21年以降 受け入れ倍増 県、マッチング支援も

 介護業界の人材不足が深刻化する中、特定の職種に一定の知識を持つ「特定技能1号」在留外国人の受け入れが2021年以降、ほぼ倍増する勢いで急速に増えている。

 出入国管理庁による今年6月時点の集計では、県内の特定技能1号在留外国人は全12分野(14業種)で1563人。農業の367人、飲食料品・製造の365人に次いで、介護は244人と3番目に多い。

 県高齢者福祉介護課によると、介護分野の人数は制度開始の2019~20年はコロナ禍で0~1人にとどまったが、21年は33人、22年135人、23年は244人と急増している。

 国別ではインドネシアが96人と最多で、ネパール79人、ベトナム42人など、気候など似ているアジア諸国が多くを占めている。

 23年の受け入れ市町村別では多い順に那覇市70人、浦添市40人、豊見城市16人などだった。

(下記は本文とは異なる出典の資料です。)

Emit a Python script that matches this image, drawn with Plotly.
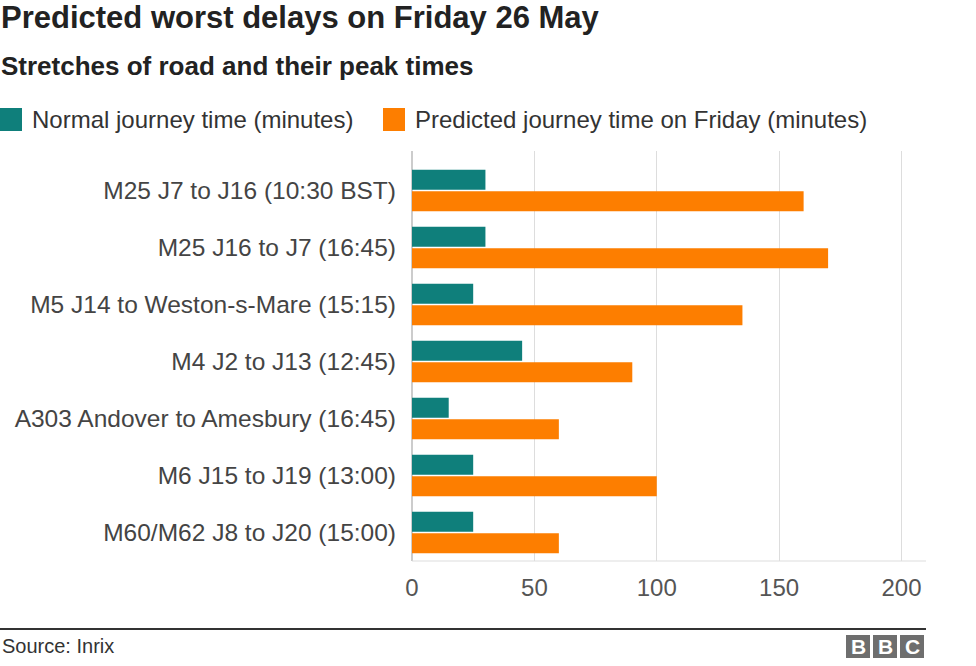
import plotly.graph_objects as go

# chart data
roads = [
    "M25 J7 to J16 (10:30 BST)",
    "M25 J16 to J7 (16:45)",
    "M5 J14 to Weston-s-Mare (15:15)",
    "M4 J2 to J13 (12:45)",
    "A303 Andover to Amesbury (16:45)",
    "M6 J15 to J19 (13:00)",
    "M60/M62 J8 to J20 (15:00)",
]
normal_minutes = [30, 30, 25, 45, 15, 25, 25]
friday_minutes = [160, 170, 135, 90, 60, 100, 60]
x_ticks = [0, 50, 100, 150, 200]

TEAL = "#0f7f7b"
ORANGE = "#fd7e00"
FONT = "Liberation Sans, Arial, sans-serif"

W, H = 976, 666
L, R, T, B = 412, 50, 151, 105
PW, PH = W - L - R, H - T - B


def px(x):
    return (x - L) / PW


def py(y):
    return (H - B - y) / PH


fig = go.Figure()
fig.add_trace(go.Bar(y=roads, x=normal_minutes, orientation="h", name="Normal journey time (minutes)",
                     marker=dict(color=TEAL, line=dict(width=0)), showlegend=False))
fig.add_trace(go.Bar(y=roads, x=friday_minutes, orientation="h", name="Predicted journey time on Friday (minutes)",
                     marker=dict(color=ORANGE, line=dict(width=0)), showlegend=False))

shapes = []
annotations = []

# legend, drawn by hand to get the big square keys
for x0, colour, label in [(0, TEAL, "Normal journey time (minutes)"),
                          (383, ORANGE, "Predicted journey time on Friday (minutes)")]:
    shapes.append(dict(type="rect", xref="paper", yref="paper", x0=px(x0), x1=px(x0 + 22),
                       y0=py(131), y1=py(108), fillcolor=colour, line=dict(width=0)))
    annotations.append(dict(text=label, xref="paper", yref="paper", x=px(x0 + 30), y=py(120),
                            xanchor="left", yanchor="middle", showarrow=False,
                            font=dict(size=24, color="#333333", family=FONT)))

# titles
annotations.append(dict(text="<b>Predicted worst delays on Friday 26 May</b>", xref="paper", yref="paper",
                        x=px(-1), y=py(18), xanchor="left", yanchor="middle", showarrow=False,
                        font=dict(size=31, color="#222222", family=FONT)))
annotations.append(dict(text="<b>Stretches of road and their peak times</b>", xref="paper", yref="paper",
                        x=px(-1), y=py(66), xanchor="left", yanchor="middle", showarrow=False,
                        font=dict(size=26, color="#222222", family=FONT)))

# footer
shapes.append(dict(type="line", xref="paper", yref="paper", x0=px(0), x1=px(926), y0=py(629), y1=py(629),
                   line=dict(color="#333333", width=2)))
annotations.append(dict(text="Source: Inrix", xref="paper", yref="paper", x=px(0), y=py(646),
                        xanchor="left", yanchor="middle", showarrow=False,
                        font=dict(size=20, color="#333333", family=FONT)))
for i, letter in enumerate("BBC"):
    x0 = 846 + i * 27
    shapes.append(dict(type="rect", xref="paper", yref="paper", x0=px(x0), x1=px(x0 + 24),
                       y0=py(658), y1=py(635), fillcolor="#6e6e6e", line=dict(width=0)))
    annotations.append(dict(text="<b>%s</b>" % letter, xref="paper", yref="paper", x=px(x0 + 12), y=py(646.5),
                            xanchor="center", yanchor="middle", showarrow=False,
                            font=dict(size=21, color="white", family=FONT)))

# gridlines run a little above the first row, so pad the top of the category range
n = len(roads)
top_pad = 11 / 57.0

fig.update_layout(
    width=W, height=H,
    margin=dict(l=L, r=R, t=T, b=B, pad=0),
    paper_bgcolor="white", plot_bgcolor="white",
    barmode="group", bargap=0.245, bargroupgap=0.07,
    font=dict(family=FONT, size=24, color="#444444"),
    shapes=shapes, annotations=annotations,
    xaxis=dict(range=[0, 210], tickvals=x_ticks, showgrid=True, gridcolor="#dddddd", gridwidth=1,
               zeroline=True, zerolinecolor="#cccccc", showline=False, ticks="",
               tickfont=dict(size=24, color="#555555"), ticklabelstandoff=10, fixedrange=True),
    yaxis=dict(range=[n - 0.5, -0.5 - top_pad], showgrid=False, ticks="", showline=False,
               tickfont=dict(size=24.5, color="#444444"), ticklabelstandoff=15, fixedrange=True),
)
# bottom axis line
fig.add_shape(type="line", xref="paper", yref="paper", x0=0, x1=1, y0=0, y1=0,
              line=dict(color="#dddddd", width=1))

# drop the page's default body margin so the figure sits at the window's corner
fig.write_html("out.html", config={"displayModeBar": False},
               post_script="document.body.style.margin='0px';")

 県によると、介護分野は求人を出しても応募が少なく、外国人を希望する事業所も少なくない。そのため、県も今年6月ごろから、実績のある県外事業所に委託して、介護事業所と就労希望者のマッチング支援事業を進めている。

 県の担当者は「語学や知識がある特定技能外国人は事業者も受け入れやすく、外国人側も就労条件を見て職場を選定できるので、今後も増えていくとみられる」と語った。